And now for something completely different: a post on fiction. I was thinking of writing a third Maggie post in honour of Thatcher Death Week, but I think it’s time to take a break…for something that is oddly related.
So y’all who’ve been reading here regularly probably know what a geek I am — I mean, I’m calling myself “Mandos” — which really started from becoming an avid consumer of contemporary science fiction and fantasy from an early age. It affected a lot about me, my career choices, my political views, lifestyle, etc, although not always in stereotypical and predictable ways. (e.g. I didn’t become a Randroid.) I still read SF&F, but a somewhat more limited amount due to other demands on my time, but more importantly, my attention — rather than lack of interest.
While I loved reading, I didn’t really love what I was made to read for school, nor did I really appreciate my own parents occasional well-meaning attempts to “broaden” my tastes to fiction of more “mature” quality. A lot of (non-fantasy, non-SF) literature just left me cold, particularly the Young Adult variety, which are supposed to be specifically written to “relate” to the “concerns” of growing up young people and help us understand ourselves and whatnot. I couldn’t think of anything more tedious. But I could never express what I didn’t like about it until now, when I have just come across this passage from the relatively recent Hugo-winning novel Among Others by Jo Walton that expresses it so perfectly:
I helped Miss Carroll stamping and shelving some new books.

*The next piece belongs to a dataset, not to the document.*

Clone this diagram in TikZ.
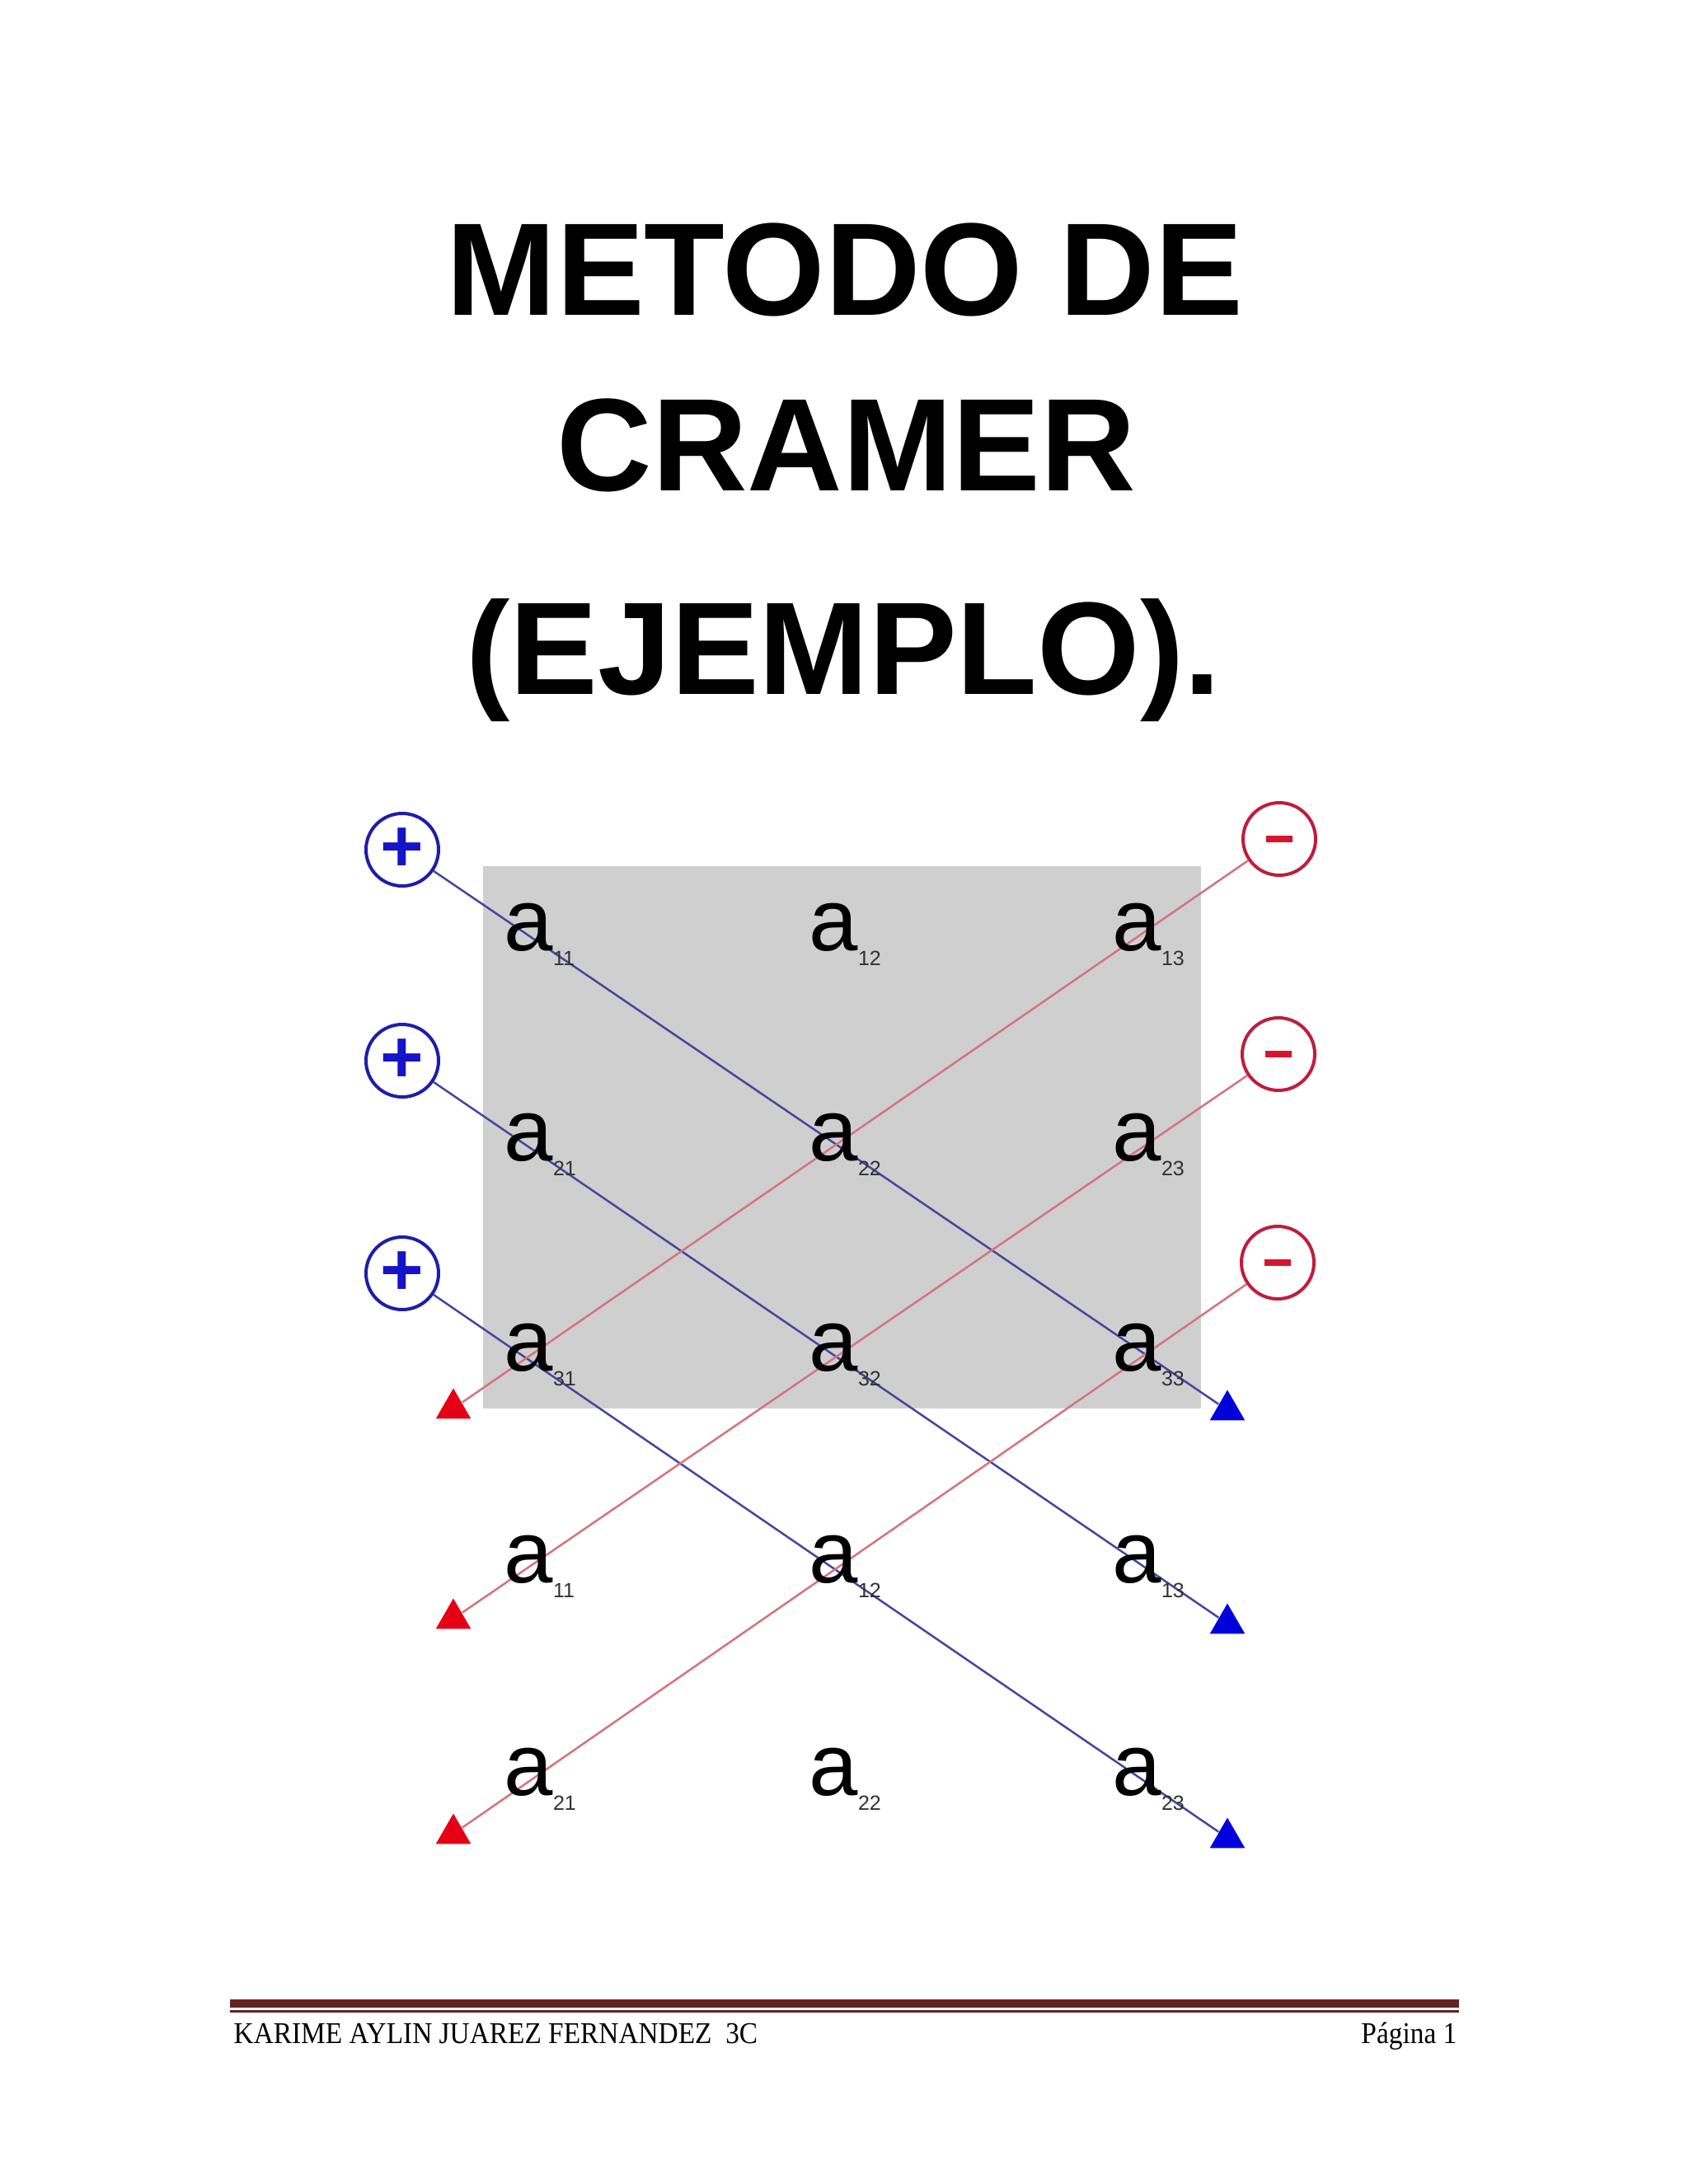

They all looked awful, being of the category of books about teenagers with problems — drugs, or abusive parents, or boyfriends who push for sex, or living in Ireland. I hate books like that. For one thing, they’re all so relentlessly downbeat, and despite that you just know everyone will overcome their problems in the end and start to Grow Up and Understand How the World Works. You can practically see the capitals. I’ve read half a ton of Victorian children’s books, because we had them lying around at home: Elsie Dinsmore and Little Women and Eric, or Little by Little and What Katie Did. They’re by different authors, but they all share the same kind of moralising. In the exact same way these Teen Problem books share the same kind of moralising, only it’s neither so quaint nor so clearly stated as the Victorian ones. If I have to have a book on how to overcome adversity give me Pollyanna over Judy Blume any day, though why anyone would read any of them when the world contains all this SF is beyond me. Even just within books written for children, you can learn way more about growing up and ethical behavior from Space Hostages or Citizen of the Galaxy.
It’s so exactly right. Non-SF teen fiction, particularly the kind on teacher-prescribed reading lists, almost always seemed to me to be an adult’s view of what a teenager should be concerned about. Like the plots were conceived by cranky old people shaking their heads and saying “kids these days”, and then handed over to authors who know how to write in this simplified, stilted style, as though using language that challenges and draws people in will scare off the stupid teenagers from ever reading again. Is this what worked with other teenagers? I had no idea, I didn’t socialize that much with the non-geeks, if I could help it…but if it were so, and if it were truly the case that the junior high English teachers knew what they were doing, well, it kind of makes me feel more justified for the snotty geek superiority that I couldn’t help but feel towards…not all, but many of them. (You know, it’s a miracle I didn’t turn out all Randroid, now that I think about it.)
Anyway, the funny part is that Walton’s book is exactly and consciously a teen-angsty sort of story about a girl with Teen Problems — the teen problems of being an SF-consuming nerd in a non-nerd world. Said girl consumes a mountain of what are now SF classics, but what others may consider escape, the book presents unapologetically as liberation.
Why is this related to the Thatcher theme? Only incidentally, of course. The book is set in 1980 around the time when Thatcher took power, and the class politics of Britain and mine closures in Wales and so on form a little, almost peripheral bit of the backdrop of the story, but crucial. But despite those differences and other differences — I’m not female, I’m not Welsh, I’m not physically impaired — I found that I very closely related to the character and her inner world, and that she explained nerdy me far more than e.g. those clowns on the Big Bang Theory.